[BEGIN]

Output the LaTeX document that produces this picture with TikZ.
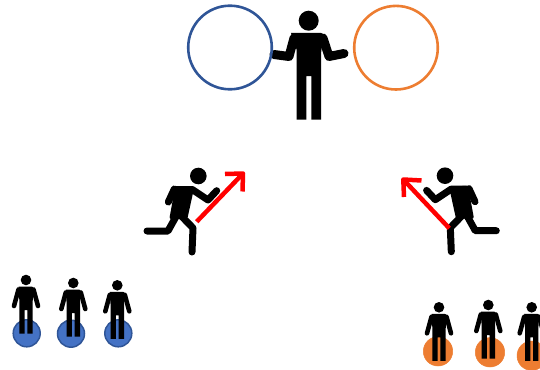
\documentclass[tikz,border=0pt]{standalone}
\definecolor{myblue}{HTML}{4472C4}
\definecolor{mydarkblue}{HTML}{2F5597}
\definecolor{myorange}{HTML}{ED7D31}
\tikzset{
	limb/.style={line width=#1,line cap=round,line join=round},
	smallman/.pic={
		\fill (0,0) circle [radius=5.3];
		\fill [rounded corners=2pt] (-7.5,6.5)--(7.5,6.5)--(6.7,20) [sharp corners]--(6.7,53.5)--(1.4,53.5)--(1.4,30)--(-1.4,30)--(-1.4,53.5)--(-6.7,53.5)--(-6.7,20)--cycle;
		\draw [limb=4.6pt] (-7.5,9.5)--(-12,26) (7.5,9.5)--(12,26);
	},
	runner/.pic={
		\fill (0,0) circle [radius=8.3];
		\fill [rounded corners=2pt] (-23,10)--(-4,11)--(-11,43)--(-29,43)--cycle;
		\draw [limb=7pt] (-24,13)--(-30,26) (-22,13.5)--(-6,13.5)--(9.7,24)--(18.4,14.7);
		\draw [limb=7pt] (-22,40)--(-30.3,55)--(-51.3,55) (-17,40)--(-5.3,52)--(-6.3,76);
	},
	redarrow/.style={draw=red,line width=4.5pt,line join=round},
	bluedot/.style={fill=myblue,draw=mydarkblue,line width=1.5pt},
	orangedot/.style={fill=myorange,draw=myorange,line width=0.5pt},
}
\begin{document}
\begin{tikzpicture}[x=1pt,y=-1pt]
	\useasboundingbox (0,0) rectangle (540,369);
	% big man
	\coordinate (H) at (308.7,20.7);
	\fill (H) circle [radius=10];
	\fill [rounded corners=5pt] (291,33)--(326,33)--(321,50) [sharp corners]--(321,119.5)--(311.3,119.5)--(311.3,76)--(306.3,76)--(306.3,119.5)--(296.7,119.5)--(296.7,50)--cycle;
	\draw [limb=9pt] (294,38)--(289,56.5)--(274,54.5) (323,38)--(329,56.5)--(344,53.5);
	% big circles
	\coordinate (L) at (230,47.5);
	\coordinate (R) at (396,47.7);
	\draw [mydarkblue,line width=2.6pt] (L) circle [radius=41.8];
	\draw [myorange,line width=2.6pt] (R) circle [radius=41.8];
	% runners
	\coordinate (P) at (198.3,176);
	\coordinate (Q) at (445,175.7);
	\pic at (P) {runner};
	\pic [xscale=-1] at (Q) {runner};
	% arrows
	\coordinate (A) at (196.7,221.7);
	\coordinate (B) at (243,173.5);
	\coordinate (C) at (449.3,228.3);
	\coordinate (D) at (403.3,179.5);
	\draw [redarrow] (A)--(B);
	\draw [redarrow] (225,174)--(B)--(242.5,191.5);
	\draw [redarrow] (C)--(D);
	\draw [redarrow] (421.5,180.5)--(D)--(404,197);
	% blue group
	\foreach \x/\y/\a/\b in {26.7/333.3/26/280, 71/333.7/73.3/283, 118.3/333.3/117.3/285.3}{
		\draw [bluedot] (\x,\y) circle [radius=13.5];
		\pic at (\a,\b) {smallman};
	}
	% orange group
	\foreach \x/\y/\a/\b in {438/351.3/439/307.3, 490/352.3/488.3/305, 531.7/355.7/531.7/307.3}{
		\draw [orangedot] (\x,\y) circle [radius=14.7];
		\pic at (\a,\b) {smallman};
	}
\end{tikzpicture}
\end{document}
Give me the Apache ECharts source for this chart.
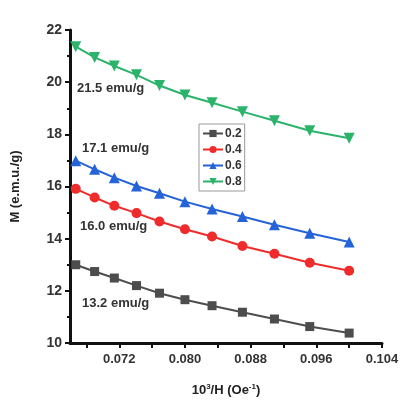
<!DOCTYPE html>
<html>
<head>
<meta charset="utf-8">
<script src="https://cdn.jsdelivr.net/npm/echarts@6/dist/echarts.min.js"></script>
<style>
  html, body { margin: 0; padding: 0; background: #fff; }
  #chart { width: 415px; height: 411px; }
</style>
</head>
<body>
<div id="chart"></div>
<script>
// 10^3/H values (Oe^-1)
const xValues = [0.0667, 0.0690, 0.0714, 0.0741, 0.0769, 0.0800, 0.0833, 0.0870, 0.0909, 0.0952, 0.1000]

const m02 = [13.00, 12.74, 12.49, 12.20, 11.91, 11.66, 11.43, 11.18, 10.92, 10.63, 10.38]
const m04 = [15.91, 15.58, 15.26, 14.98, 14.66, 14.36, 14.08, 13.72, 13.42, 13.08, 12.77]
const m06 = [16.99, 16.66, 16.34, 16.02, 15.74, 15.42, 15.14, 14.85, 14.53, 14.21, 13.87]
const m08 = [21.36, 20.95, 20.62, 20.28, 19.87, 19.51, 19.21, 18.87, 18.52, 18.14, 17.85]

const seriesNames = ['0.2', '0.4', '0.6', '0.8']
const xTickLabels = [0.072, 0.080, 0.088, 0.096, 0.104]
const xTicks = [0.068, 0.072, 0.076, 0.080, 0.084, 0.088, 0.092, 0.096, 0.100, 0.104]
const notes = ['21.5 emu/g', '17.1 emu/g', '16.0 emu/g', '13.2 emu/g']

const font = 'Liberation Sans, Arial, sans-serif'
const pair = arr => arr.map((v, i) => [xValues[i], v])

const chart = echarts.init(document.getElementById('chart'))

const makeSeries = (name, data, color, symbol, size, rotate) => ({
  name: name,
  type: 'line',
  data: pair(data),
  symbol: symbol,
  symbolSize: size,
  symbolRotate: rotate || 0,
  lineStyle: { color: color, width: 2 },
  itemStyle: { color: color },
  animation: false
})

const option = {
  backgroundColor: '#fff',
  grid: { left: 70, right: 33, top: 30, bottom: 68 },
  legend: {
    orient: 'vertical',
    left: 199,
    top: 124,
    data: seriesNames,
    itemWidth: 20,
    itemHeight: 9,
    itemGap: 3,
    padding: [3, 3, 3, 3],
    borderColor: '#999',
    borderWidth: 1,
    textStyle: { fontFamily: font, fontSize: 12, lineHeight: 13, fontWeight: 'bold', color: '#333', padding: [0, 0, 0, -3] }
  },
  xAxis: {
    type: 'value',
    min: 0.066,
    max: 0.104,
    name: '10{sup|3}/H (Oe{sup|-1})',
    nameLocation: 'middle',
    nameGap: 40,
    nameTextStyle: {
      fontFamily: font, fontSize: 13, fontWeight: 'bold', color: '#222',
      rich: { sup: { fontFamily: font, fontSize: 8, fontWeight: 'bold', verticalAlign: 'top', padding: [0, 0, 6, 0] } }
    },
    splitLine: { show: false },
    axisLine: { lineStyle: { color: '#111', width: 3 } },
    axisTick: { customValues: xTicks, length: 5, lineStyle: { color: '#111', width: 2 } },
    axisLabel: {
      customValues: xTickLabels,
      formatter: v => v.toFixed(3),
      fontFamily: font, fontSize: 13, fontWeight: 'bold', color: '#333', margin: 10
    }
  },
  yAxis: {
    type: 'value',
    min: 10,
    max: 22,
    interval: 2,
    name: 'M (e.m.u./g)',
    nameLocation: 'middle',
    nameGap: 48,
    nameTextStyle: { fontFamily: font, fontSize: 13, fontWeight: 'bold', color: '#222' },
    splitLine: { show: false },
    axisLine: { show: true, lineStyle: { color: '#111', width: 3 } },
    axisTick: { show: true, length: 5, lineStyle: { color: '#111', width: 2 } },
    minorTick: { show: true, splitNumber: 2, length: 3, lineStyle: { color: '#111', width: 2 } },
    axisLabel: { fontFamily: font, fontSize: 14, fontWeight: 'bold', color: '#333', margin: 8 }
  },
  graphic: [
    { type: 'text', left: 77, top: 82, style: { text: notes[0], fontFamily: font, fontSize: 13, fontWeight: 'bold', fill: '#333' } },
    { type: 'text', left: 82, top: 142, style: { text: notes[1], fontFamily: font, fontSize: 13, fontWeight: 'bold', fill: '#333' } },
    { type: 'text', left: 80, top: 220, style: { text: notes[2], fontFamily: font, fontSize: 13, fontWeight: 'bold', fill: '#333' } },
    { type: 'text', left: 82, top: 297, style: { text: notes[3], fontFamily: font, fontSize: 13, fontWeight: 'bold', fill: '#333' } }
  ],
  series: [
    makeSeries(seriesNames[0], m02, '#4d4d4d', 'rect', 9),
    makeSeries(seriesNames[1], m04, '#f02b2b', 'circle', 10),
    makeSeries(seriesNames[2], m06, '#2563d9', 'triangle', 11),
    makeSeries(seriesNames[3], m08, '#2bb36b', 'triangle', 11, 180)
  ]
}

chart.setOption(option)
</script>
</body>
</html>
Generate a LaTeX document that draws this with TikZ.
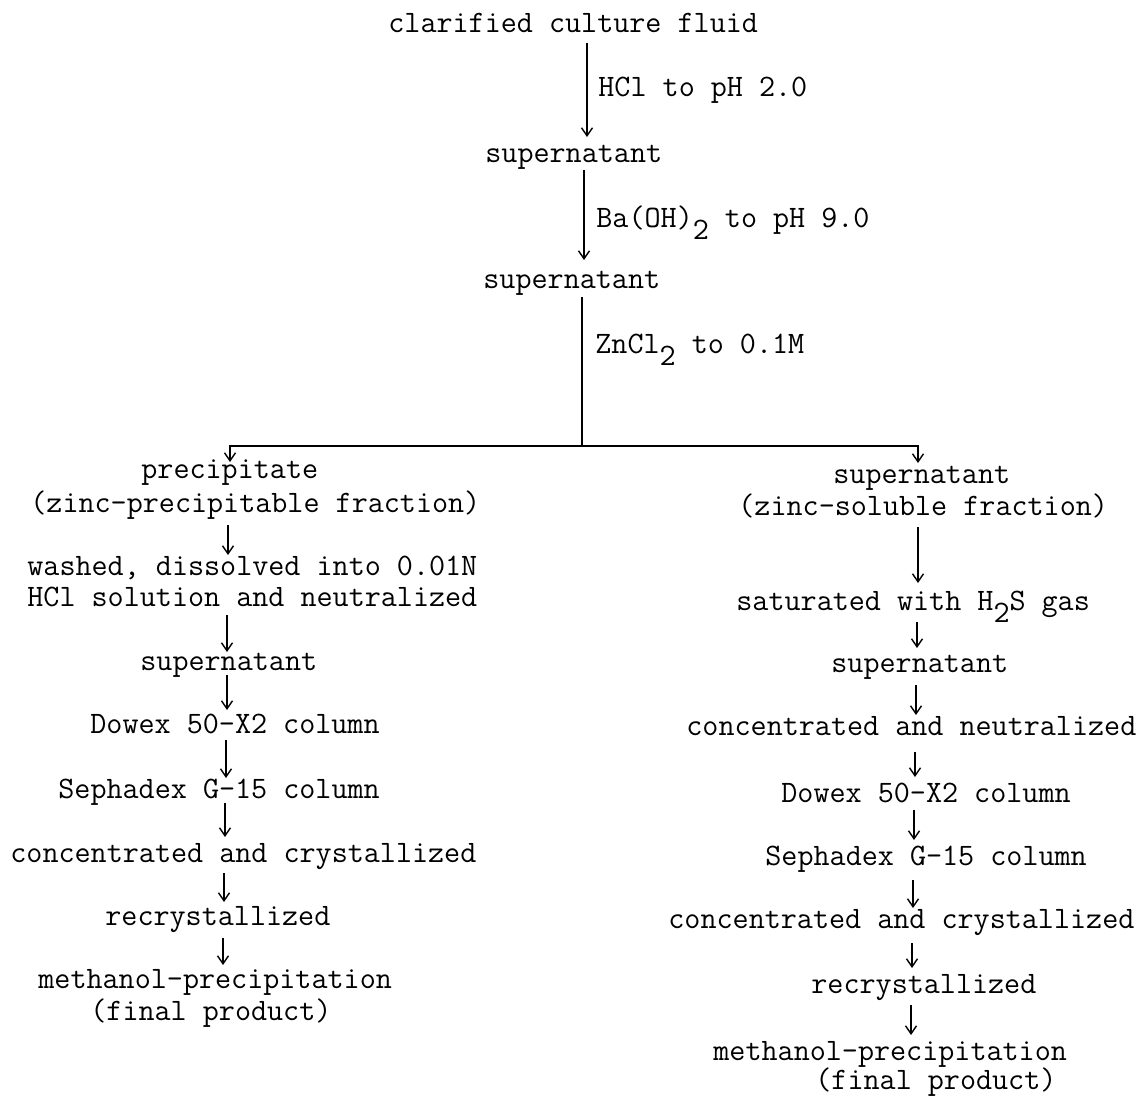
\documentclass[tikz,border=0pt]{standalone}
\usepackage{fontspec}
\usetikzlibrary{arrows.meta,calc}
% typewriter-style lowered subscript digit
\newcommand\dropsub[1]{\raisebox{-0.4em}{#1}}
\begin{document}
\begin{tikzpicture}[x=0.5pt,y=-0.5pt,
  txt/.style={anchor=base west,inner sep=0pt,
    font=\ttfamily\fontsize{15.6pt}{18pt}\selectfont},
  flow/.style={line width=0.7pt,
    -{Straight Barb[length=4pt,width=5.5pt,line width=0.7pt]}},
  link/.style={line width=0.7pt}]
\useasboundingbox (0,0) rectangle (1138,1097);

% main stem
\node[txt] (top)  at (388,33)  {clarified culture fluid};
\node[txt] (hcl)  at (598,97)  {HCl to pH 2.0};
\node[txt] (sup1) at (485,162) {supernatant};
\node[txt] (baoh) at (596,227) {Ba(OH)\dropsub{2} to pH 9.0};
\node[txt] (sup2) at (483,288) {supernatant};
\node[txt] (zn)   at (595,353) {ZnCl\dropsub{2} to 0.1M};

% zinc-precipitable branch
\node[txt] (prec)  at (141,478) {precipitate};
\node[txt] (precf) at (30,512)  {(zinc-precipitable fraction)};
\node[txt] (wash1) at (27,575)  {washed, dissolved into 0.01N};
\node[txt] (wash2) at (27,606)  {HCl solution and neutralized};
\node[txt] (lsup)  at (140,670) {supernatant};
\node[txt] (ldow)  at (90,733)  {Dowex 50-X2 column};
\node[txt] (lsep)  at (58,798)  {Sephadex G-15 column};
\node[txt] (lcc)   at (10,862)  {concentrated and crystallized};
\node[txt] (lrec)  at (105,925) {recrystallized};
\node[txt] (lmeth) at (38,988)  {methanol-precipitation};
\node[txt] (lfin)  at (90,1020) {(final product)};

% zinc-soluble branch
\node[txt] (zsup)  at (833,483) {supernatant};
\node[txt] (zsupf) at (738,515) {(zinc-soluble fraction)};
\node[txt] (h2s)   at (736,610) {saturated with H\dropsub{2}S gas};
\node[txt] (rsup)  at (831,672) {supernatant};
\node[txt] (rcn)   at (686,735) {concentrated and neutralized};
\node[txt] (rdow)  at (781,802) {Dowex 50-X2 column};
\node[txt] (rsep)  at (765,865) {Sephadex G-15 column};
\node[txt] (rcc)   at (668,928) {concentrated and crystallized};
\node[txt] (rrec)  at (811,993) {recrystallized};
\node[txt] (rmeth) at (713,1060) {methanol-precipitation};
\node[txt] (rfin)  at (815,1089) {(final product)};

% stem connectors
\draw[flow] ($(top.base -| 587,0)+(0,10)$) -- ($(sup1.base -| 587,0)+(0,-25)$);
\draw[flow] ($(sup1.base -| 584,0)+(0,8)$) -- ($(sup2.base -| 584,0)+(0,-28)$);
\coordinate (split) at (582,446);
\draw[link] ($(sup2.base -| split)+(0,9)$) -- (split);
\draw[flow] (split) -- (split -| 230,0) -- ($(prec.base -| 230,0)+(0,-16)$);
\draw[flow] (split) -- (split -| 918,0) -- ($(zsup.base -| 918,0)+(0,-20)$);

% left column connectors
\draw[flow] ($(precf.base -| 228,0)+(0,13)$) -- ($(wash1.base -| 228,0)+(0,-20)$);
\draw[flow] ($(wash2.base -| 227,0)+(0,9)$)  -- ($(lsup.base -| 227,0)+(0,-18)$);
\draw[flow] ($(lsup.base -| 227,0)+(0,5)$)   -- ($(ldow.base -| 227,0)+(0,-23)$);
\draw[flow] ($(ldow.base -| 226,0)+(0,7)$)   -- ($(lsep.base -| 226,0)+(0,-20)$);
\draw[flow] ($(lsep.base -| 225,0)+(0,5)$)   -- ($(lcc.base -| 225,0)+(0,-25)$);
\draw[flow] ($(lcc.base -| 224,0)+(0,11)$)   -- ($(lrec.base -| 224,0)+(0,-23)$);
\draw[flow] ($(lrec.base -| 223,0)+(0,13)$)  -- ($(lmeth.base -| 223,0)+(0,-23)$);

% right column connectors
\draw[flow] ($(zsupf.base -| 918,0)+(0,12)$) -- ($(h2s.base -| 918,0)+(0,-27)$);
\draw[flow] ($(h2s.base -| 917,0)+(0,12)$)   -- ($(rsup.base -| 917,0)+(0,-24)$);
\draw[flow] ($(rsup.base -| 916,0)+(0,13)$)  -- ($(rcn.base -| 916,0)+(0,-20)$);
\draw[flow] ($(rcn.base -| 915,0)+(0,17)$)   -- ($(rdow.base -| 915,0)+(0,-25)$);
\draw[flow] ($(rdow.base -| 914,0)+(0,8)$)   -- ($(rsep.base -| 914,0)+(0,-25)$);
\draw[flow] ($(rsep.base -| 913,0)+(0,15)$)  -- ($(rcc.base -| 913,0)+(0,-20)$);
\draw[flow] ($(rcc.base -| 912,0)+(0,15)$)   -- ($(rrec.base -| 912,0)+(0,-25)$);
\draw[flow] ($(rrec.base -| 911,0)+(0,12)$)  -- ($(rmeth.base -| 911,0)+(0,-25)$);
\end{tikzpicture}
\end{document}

[END]

Only the lines from the one containing "Give me the" down to the one containing "0.0909, 0.0952, 0.1000]" should be copied, exactly and with both ends kept. Drop the pictures.

- **SOLUTION FOR THIS EXERCISE**
Give me the Apache ECharts source for this chart.
<!DOCTYPE html>
<html>
<head>
<meta charset="utf-8">
<script src="https://cdn.jsdelivr.net/npm/echarts@6/dist/echarts.min.js"></script>
<style>
  html, body { margin: 0; padding: 0; background: #fff; }
  #chart { width: 415px; height: 411px; }
</style>
</head>
<body>
<div id="chart"></div>
<script>
// 10^3/H values (Oe^-1)
const xValues = [0.0667, 0.0690, 0.0714, 0.0741, 0.0769, 0.0800, 0.0833, 0.0870, 0.0909, 0.0952, 0.1000]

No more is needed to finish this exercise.